5. Retain your Startup Culture
Levie is always quick to cite the early beginnings of Box as the foundation for both past and current success. In other words, he says that every company should remember the key reasons or factors that made them successful in the first place. What’s more, it should be a priority to replicate these factors as the startup grows. Continue to use the same principles long after these early beginnings. Aaron is a lot more specific in terms of this effort or aim and says that the same factors should be considered any time the company is creating a new product or entering a new market or changing any aspect of what the company or product does.
Takeaway – Always remember what made the company successful and deploy the same strategies with every concept, product or market.
6. Avoid Walking through One-way Doors in the Midst of Uncertainty
At a time when the world has almost ground to a standstill, companies are still adjusting to the changes COVID-19 is bringing with it every day. Levie warns against making major business decisions that are hard to reverse. When COVID first struck in March 2020, Levie transitioned his workers to working from home with the expectation that they would be back to the office in two weeks. He has now accepted the fact that they will have to keep working from home in the near future, even as governments around the world ease their COVID-19 restrictions. However, he wouldn’t declare that his staff will work from home forever either.
“You only want to go through [one-way doors] when you have a high degree of certainty. I’ve certainly been trying to avoid as many one-way doors as possible. Because … we just don’t know what’s going to happen next.” ~ Aaron Levie
7. Invest in Cloud Computing for your Company in 2022
With more people working from home than ever before, 2022 is the year to invest in cloud infrastructure for your company. Since most companies are operating virtually now, there is a growing demand for cloud services. A robust system will help you to be more competitive in the business climate we have found ourselves in.

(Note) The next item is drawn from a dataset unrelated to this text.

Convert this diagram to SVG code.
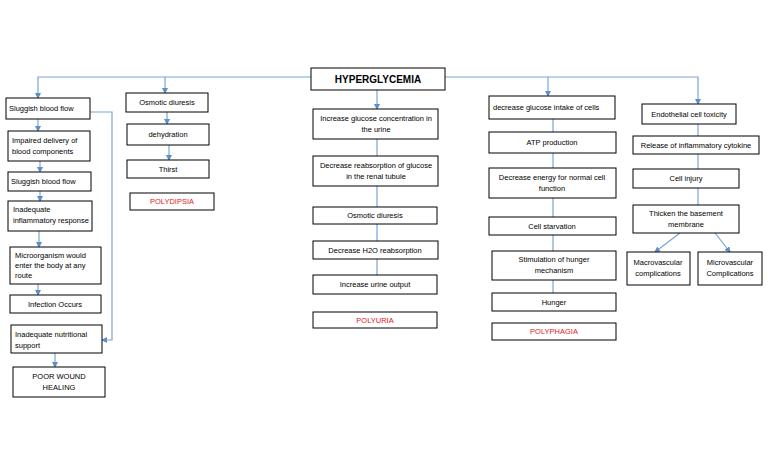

“What will happen as we move from being on video conferences and some people moving back to offices and working in a much more distributed environment, is you’re going to care much more about managing the information that will be created and turning it into [something of value].” ~ Aaron Levie
8. Aim to be the Best in More than one Area
According to Aaron Levie, companies that perfect their engineering or offer top-notch software coupled with substandard customer service are selling themselves short. It’s possible to be the best at both. In fact, startups that strive to perfect all aspects of their business are the ones that thrive in the long term. In order to score 10/10 in your designs, your software, and your customer service, you need to hire the best talent in each of these fields.
“To be world class in each of those areas, you want actual leaders in that come with that kind of background and domain expertise and experience. We wouldn’t get our engineering leader from some on-premise software five-year build cycle organization because that’s not the engineering organization we’re going to build. We wouldn’t get our customer support leader from Oracle because they’re not known for their customer support. There are ways that you can be best in class in a lot of these areas.” ~ Aaron Levie
Some Final Advice from Aaron Levie for Startups and Entrepreneurs
Success is often an elusive goal that can seem next to impossible. It takes strategy, perseverance and passion to transform a startup from an idea into an actual product and, eventually, a successful company. However, in the words of Aaron Levie, startups and entrepreneurs should “Take risks. Fail fast.” – a testament to the fact that known mistakes can be corrected. Getting started with the wrong idea is better than thinking about a good one that nobody will ever hear about.